Question

The following statement (p → q) → [(~p→q)→q] is:
a tautology
equivalent to ~p → q
equivalent to p → ~q
a fallacy

Answer

**step1** Understanding the given logical statement

The problem asks us to classify the logical statement $$(p \rightarrow q) \rightarrow [( \sim p \rightarrow q) \rightarrow q]$$. We need to determine if it is a tautology, equivalent to $$( \sim p \rightarrow q)$$, equivalent to $$(p \rightarrow \sim q)$$, or a fallacy. A tautology is a statement that is always true, and a fallacy (or contradiction) is a statement that is always false.

**step2** Simplifying the innermost implication using logical equivalences

We begin by simplifying the expression within the inner parenthesis: $$( \sim p \rightarrow q)$$.
The fundamental logical equivalence for an implication $$(A \rightarrow B)$$ is $$( \sim A \lor B)$$.
Applying this, where $$A$$ is $$( \sim p)$$ and $$B$$ is $$q$$:
$$( \sim p \rightarrow q) \equiv (\sim ( \sim p) \lor q)$$.
According to the double negation rule, $$ \sim ( \sim p)$$ is equivalent to $$p$$.
So, $$( \sim p \rightarrow q) \equiv (p \lor q)$$.

**step3** Simplifying the bracketed expression

Now we substitute the simplified expression from Step 2 into the larger bracketed part of the original statement: $$( (\sim p \rightarrow q) \rightarrow q)$$ becomes $$( (p \lor q) \rightarrow q)$$.
Again, we apply the implication equivalence $$(A \rightarrow B) \equiv (\sim A \lor B)$$, where $$A$$ is $$(p \lor q)$$ and $$B$$ is $$q$$.
So, $$( (p \lor q) \rightarrow q) \equiv ( \sim (p \lor q) \lor q)$$.
Next, we use De Morgan's Law, which states that $$ \sim (A \lor B) \equiv ( \sim A \land \sim B)$$.
Applying this to $$ \sim (p \lor q)$$, we get $$( \sim p \land \sim q)$$.
Substituting this back, the expression becomes $$( ( \sim p \land \sim q) \lor q)$$.
Now, we use the distributive law $$( (A \land B) \lor C) \equiv ( (A \lor C) \land (B \lor C))$$. Here, $$A$$ is $$ \sim p$$, $$B$$ is $$ \sim q$$, and $$C$$ is $$q$$.
So, $$( ( \sim p \land \sim q) \lor q) \equiv ( ( \sim p \lor q) \land ( \sim q \lor q))$$.
We know that $$( \sim q \lor q)$$ is always true (T) by the complement law.
Thus, $$( ( \sim p \lor q) \land T)$$ simplifies to $$( \sim p \lor q)$$.
So, the entire bracketed expression $$( (\sim p \rightarrow q) \rightarrow q)$$ simplifies to $$( \sim p \lor q)$$.

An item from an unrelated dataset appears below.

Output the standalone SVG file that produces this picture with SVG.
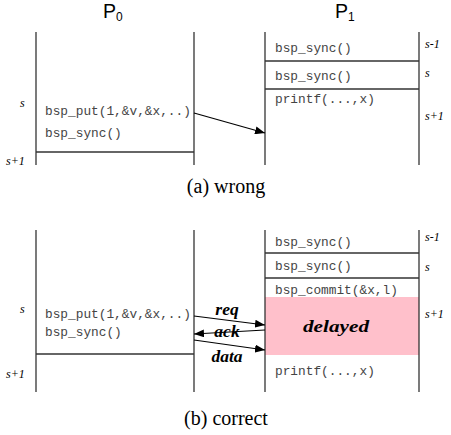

**step4** Simplifying the entire original statement

Now, we substitute the simplified bracketed expression back into the original complete statement:
The original statement: $$(p \rightarrow q) \rightarrow [( \sim p \rightarrow q) \rightarrow q]$$
Becomes: $$(p \rightarrow q) \rightarrow ( \sim p \lor q)$$.
We also know that the implication $$(p \rightarrow q)$$ is logically equivalent to $$( \sim p \lor q)$$.
Therefore, the statement can be rewritten as $$( \sim p \lor q) \rightarrow ( \sim p \lor q)$$.

**step5** Determining the final classification of the statement

Let's denote the expression $$( \sim p \lor q)$$ as $$X$$.
The statement is now in the form $$X \rightarrow X$$.
An implication where the antecedent and consequent are the same (i.e., $$A \rightarrow A$$) is always true, regardless of the truth value of $$A$$.
If $$X$$ is true, then $$T \rightarrow T$$ is true.
If $$X$$ is false, then $$F \rightarrow F$$ is true.
Since the statement $$(p \rightarrow q) \rightarrow [( \sim p \rightarrow q) \rightarrow q]$$ is always true under all possible truth values of $$p$$ and $$q$$, it is a tautology.

**step6** Conclusion

Based on our logical simplification, the given statement is always true.
Therefore, the statement is a tautology. This matches option 'a'. It is not equivalent to the other options, nor is it a fallacy, as a fallacy would be a statement that is always false.